After Galway, it was on to Dublin!

Prisons aren’t usually on my list of places to see when I’m on vacation. But sometimes you have to make an exception.

Kilmainham Gaol in Dublin opened in 1796. While it served as a prison for citizens that committed terrible crimes, it also served as penitentiary for leaders and participants of the Irish rebellions of 1798, 1803, 1848, 1867 and 1916. Thousands of other prisoners spent time at Kilmainham for crimes as petty as stealing a loaf of bread or not paying their rent on time. During the famine, some would actually commit crimes so they would be sent to jail and finally be able to eat.
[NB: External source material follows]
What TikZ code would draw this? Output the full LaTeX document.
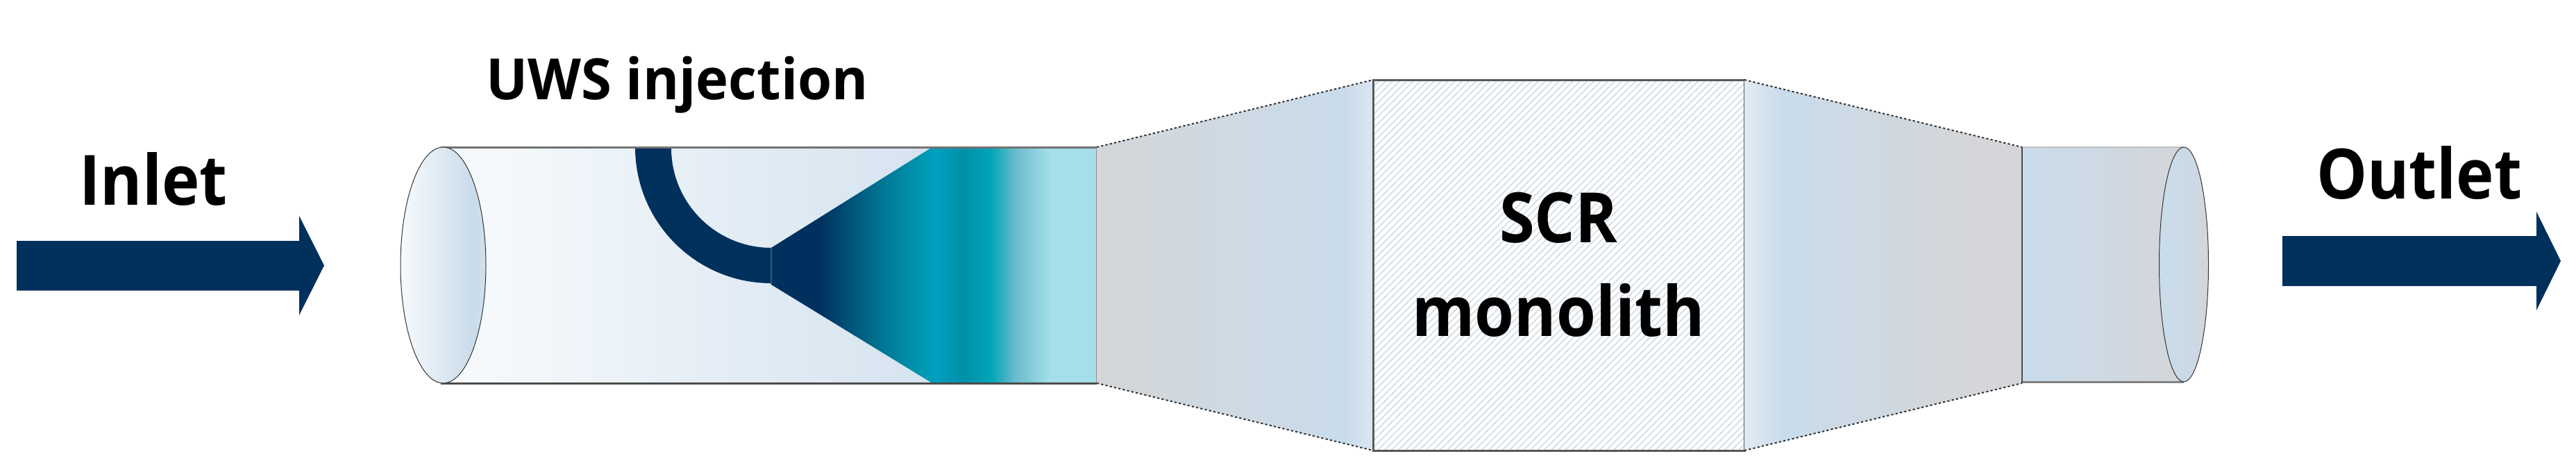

On the day we visited, it was a chilly, overcast day. The tour began with an exhibit that chronicled the social and economic happenings in Ireland during the period of time Kilmainham Gaol was open. From the museum area we went on a guided tour of the prison itself. The tour went through different sections built in different eras,with the earliest portions of the facilities having the worst living conditions. They were dark, with just a few peeps of light. The stories we heard about the various inmates were extremely moving and helped us understand what life was like in Dublin from the 1790s through 1924 when the facility closed.

One particular story that stands out was about a young couple that was imprisoned during a rebellion. The man was sentenced to death and scheduled to be hanged. The night before his execution, the couple were married in the prison’s chapel, and he was executed in the prison yard in the morning.

While the stories were hard to hear and the living conditions were grim, I’m really glad that I visited. I gained a stronger understanding for everything the people of Ireland endured to finally gain the freedom they deserved, it’s really a testament to the strength of the Irish people.